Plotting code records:
******

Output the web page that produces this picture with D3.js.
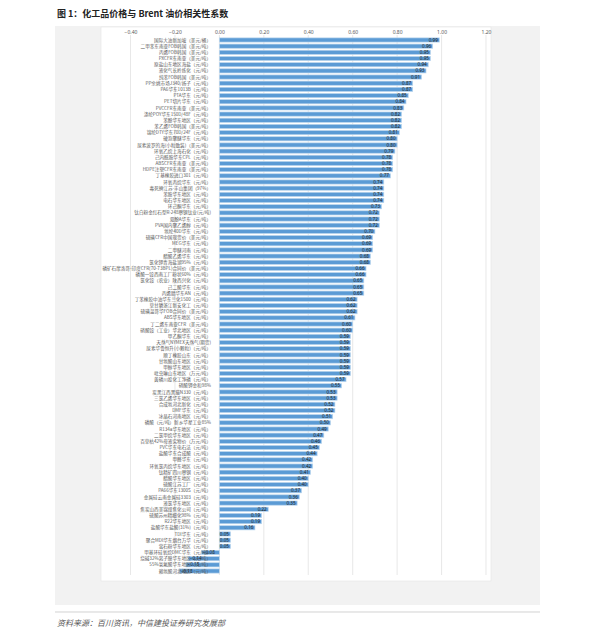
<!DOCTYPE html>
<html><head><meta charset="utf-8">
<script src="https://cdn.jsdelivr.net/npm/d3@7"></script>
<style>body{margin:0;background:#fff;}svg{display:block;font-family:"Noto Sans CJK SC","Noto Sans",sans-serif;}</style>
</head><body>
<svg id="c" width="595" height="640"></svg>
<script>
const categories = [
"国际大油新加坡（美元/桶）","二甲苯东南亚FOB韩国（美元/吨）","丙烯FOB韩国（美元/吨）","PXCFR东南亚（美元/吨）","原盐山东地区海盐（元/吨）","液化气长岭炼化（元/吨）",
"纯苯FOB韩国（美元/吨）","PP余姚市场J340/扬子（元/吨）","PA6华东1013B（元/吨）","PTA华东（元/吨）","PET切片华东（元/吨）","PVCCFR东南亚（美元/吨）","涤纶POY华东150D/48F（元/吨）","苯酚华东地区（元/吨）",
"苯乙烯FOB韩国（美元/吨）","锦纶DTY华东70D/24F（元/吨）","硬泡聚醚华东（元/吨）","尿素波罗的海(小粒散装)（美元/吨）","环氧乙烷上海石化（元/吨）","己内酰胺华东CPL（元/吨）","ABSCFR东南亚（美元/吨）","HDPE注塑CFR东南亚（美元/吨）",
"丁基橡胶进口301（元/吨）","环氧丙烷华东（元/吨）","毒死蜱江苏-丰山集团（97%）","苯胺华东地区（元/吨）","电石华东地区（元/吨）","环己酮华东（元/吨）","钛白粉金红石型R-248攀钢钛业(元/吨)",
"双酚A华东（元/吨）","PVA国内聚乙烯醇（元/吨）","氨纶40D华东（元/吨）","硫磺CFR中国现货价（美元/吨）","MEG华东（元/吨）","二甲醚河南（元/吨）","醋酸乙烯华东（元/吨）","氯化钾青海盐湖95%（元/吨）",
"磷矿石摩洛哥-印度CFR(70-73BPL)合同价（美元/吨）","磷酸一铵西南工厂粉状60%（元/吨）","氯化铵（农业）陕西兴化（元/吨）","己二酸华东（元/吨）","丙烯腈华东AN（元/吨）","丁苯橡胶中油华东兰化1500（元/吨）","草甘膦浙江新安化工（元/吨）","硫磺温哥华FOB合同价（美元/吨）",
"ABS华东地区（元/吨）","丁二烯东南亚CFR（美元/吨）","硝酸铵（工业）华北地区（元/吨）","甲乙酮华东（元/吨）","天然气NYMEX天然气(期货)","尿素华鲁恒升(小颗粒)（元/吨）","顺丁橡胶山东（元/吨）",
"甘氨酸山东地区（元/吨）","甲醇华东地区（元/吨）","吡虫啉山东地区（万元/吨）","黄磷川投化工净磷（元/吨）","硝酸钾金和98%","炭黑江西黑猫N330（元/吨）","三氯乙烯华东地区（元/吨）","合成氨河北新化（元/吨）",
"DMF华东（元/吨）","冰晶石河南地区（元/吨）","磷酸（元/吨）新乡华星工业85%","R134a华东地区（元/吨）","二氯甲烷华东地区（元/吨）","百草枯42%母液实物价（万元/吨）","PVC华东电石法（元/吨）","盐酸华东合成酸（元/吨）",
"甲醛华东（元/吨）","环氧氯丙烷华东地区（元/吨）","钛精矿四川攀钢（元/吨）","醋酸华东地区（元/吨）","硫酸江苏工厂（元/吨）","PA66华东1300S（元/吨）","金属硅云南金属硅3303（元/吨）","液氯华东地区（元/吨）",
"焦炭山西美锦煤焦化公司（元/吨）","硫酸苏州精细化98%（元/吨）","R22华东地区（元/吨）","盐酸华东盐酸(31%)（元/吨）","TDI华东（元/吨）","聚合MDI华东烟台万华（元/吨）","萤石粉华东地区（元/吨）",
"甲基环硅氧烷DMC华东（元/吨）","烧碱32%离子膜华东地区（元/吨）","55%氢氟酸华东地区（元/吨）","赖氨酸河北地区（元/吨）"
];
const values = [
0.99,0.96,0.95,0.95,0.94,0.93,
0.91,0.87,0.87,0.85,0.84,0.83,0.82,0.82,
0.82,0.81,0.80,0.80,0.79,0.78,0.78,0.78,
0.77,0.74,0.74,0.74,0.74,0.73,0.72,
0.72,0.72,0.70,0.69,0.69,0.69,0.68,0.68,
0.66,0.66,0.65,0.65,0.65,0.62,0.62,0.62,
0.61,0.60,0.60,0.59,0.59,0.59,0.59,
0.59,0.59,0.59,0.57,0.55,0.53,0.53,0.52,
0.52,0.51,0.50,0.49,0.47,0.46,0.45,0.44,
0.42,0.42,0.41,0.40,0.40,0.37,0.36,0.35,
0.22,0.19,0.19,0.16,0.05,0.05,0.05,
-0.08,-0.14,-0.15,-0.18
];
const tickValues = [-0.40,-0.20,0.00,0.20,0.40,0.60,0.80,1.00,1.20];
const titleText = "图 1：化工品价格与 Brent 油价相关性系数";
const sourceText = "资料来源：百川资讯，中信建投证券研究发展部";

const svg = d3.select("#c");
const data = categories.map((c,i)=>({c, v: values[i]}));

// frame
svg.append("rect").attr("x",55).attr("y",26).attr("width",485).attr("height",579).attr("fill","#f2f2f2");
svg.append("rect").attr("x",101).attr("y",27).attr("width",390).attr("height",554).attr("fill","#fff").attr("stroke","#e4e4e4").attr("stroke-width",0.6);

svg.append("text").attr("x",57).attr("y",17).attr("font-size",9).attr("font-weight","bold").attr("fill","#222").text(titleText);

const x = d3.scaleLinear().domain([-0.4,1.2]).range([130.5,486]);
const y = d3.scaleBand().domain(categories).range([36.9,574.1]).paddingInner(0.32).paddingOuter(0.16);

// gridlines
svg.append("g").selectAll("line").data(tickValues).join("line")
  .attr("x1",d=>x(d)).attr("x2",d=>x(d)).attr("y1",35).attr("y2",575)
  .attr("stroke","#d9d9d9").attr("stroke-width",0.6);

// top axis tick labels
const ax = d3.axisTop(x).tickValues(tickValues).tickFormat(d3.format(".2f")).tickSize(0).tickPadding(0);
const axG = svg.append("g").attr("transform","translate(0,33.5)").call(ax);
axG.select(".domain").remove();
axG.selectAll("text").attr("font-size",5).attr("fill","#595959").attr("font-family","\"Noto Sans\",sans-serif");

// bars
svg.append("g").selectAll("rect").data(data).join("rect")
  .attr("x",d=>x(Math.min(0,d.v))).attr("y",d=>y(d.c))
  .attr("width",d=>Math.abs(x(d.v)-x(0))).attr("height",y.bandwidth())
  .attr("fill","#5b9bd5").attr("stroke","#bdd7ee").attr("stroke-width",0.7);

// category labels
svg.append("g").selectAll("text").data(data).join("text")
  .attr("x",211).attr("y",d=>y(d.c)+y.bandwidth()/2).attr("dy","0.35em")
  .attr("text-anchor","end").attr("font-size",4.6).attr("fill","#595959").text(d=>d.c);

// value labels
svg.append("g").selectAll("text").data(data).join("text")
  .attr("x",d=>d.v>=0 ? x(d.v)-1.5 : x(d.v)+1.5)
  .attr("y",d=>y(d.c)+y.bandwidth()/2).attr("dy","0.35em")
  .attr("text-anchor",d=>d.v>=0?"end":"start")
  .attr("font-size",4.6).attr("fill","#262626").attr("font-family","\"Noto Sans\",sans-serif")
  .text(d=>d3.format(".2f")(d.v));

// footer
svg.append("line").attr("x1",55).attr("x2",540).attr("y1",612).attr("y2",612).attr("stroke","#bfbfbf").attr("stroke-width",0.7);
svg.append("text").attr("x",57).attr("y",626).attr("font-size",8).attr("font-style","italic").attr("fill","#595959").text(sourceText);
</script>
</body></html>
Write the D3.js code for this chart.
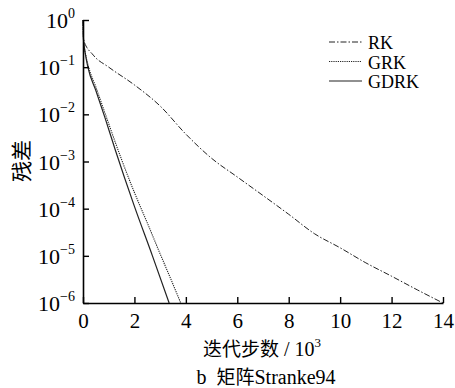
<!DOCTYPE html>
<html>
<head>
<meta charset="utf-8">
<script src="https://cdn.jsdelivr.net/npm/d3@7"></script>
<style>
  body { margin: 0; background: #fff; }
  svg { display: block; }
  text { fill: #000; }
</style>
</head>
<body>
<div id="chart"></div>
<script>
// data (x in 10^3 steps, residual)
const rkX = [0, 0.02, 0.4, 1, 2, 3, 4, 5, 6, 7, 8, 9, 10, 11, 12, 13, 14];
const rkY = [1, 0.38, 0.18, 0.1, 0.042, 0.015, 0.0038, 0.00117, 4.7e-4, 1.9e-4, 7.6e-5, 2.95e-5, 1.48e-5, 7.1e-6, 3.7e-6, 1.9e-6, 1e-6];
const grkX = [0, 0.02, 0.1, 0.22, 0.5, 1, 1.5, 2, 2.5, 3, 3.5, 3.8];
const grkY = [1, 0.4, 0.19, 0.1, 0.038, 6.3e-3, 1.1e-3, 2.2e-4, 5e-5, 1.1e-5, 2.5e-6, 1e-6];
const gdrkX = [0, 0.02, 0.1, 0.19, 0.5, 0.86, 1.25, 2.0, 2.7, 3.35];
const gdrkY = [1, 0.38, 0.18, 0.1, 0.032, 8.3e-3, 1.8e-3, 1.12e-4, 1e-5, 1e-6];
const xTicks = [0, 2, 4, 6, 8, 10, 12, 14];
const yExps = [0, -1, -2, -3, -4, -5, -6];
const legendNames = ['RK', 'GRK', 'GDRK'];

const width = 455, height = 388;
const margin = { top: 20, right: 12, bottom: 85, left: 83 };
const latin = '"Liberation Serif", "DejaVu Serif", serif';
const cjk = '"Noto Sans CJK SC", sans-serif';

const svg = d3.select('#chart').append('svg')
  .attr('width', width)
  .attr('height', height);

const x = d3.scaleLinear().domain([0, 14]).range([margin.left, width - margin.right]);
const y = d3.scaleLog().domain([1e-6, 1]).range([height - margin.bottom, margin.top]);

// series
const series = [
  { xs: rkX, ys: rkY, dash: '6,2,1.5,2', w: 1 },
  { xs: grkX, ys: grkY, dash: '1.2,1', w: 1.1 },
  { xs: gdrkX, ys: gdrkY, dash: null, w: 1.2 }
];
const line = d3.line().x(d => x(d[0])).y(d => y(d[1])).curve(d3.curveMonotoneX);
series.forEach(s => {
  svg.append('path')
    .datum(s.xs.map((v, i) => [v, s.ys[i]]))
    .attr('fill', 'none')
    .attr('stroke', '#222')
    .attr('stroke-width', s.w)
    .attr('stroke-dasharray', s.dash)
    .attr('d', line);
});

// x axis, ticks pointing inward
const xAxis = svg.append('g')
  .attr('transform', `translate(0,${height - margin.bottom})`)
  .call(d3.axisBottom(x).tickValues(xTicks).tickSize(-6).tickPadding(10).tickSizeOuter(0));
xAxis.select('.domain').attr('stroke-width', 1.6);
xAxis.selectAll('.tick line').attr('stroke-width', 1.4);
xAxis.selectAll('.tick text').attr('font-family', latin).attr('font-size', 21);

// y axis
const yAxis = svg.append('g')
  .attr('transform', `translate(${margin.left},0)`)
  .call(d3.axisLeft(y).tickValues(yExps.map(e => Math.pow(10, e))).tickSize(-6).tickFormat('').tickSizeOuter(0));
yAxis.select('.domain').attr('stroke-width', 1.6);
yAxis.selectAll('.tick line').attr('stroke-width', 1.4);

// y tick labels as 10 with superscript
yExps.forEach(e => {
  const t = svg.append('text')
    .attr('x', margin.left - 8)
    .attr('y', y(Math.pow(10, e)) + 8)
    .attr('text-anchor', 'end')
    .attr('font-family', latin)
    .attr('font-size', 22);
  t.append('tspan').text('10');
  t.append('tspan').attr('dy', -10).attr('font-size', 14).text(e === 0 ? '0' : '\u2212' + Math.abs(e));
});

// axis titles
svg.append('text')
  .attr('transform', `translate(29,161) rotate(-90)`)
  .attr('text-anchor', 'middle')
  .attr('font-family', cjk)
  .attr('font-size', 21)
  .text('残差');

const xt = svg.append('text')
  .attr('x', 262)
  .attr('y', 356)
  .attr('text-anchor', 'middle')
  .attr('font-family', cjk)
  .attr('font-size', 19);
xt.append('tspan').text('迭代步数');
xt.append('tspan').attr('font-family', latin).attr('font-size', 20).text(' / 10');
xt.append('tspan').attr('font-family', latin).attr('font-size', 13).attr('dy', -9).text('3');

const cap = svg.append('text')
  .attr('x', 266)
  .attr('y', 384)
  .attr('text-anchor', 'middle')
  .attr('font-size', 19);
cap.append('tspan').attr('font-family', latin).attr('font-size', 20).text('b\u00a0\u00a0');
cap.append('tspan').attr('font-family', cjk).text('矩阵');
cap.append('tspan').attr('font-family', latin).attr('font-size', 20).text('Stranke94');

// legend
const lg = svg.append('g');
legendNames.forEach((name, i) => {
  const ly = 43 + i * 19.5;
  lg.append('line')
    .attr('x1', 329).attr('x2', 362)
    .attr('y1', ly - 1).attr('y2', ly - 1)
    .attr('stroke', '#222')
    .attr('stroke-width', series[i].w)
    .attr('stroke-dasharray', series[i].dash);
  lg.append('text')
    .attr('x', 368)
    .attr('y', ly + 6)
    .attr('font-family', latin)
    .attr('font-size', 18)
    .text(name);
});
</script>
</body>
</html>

******

All lines above from the one containing "Write the D3.js code for this chart." through the one containing "const legendNames = ['RK', 'GRK', 'GDRK'];" are to be quoted exactly, and only those; pictures are left out.

Write the D3.js code for this chart.
<!DOCTYPE html>
<html>
<head>
<meta charset="utf-8">
<script src="https://cdn.jsdelivr.net/npm/d3@7"></script>
<style>
  body { margin: 0; background: #fff; }
  svg { display: block; }
  text { fill: #000; }
</style>
</head>
<body>
<div id="chart"></div>
<script>
// data (x in 10^3 steps, residual)
const rkX = [0, 0.02, 0.4, 1, 2, 3, 4, 5, 6, 7, 8, 9, 10, 11, 12, 13, 14];
const rkY = [1, 0.38, 0.18, 0.1, 0.042, 0.015, 0.0038, 0.00117, 4.7e-4, 1.9e-4, 7.6e-5, 2.95e-5, 1.48e-5, 7.1e-6, 3.7e-6, 1.9e-6, 1e-6];
const grkX = [0, 0.02, 0.1, 0.22, 0.5, 1, 1.5, 2, 2.5, 3, 3.5, 3.8];
const grkY = [1, 0.4, 0.19, 0.1, 0.038, 6.3e-3, 1.1e-3, 2.2e-4, 5e-5, 1.1e-5, 2.5e-6, 1e-6];
const gdrkX = [0, 0.02, 0.1, 0.19, 0.5, 0.86, 1.25, 2.0, 2.7, 3.35];
const gdrkY = [1, 0.38, 0.18, 0.1, 0.032, 8.3e-3, 1.8e-3, 1.12e-4, 1e-5, 1e-6];
const xTicks = [0, 2, 4, 6, 8, 10, 12, 14];
const yExps = [0, -1, -2, -3, -4, -5, -6];
const legendNames = ['RK', 'GRK', 'GDRK'];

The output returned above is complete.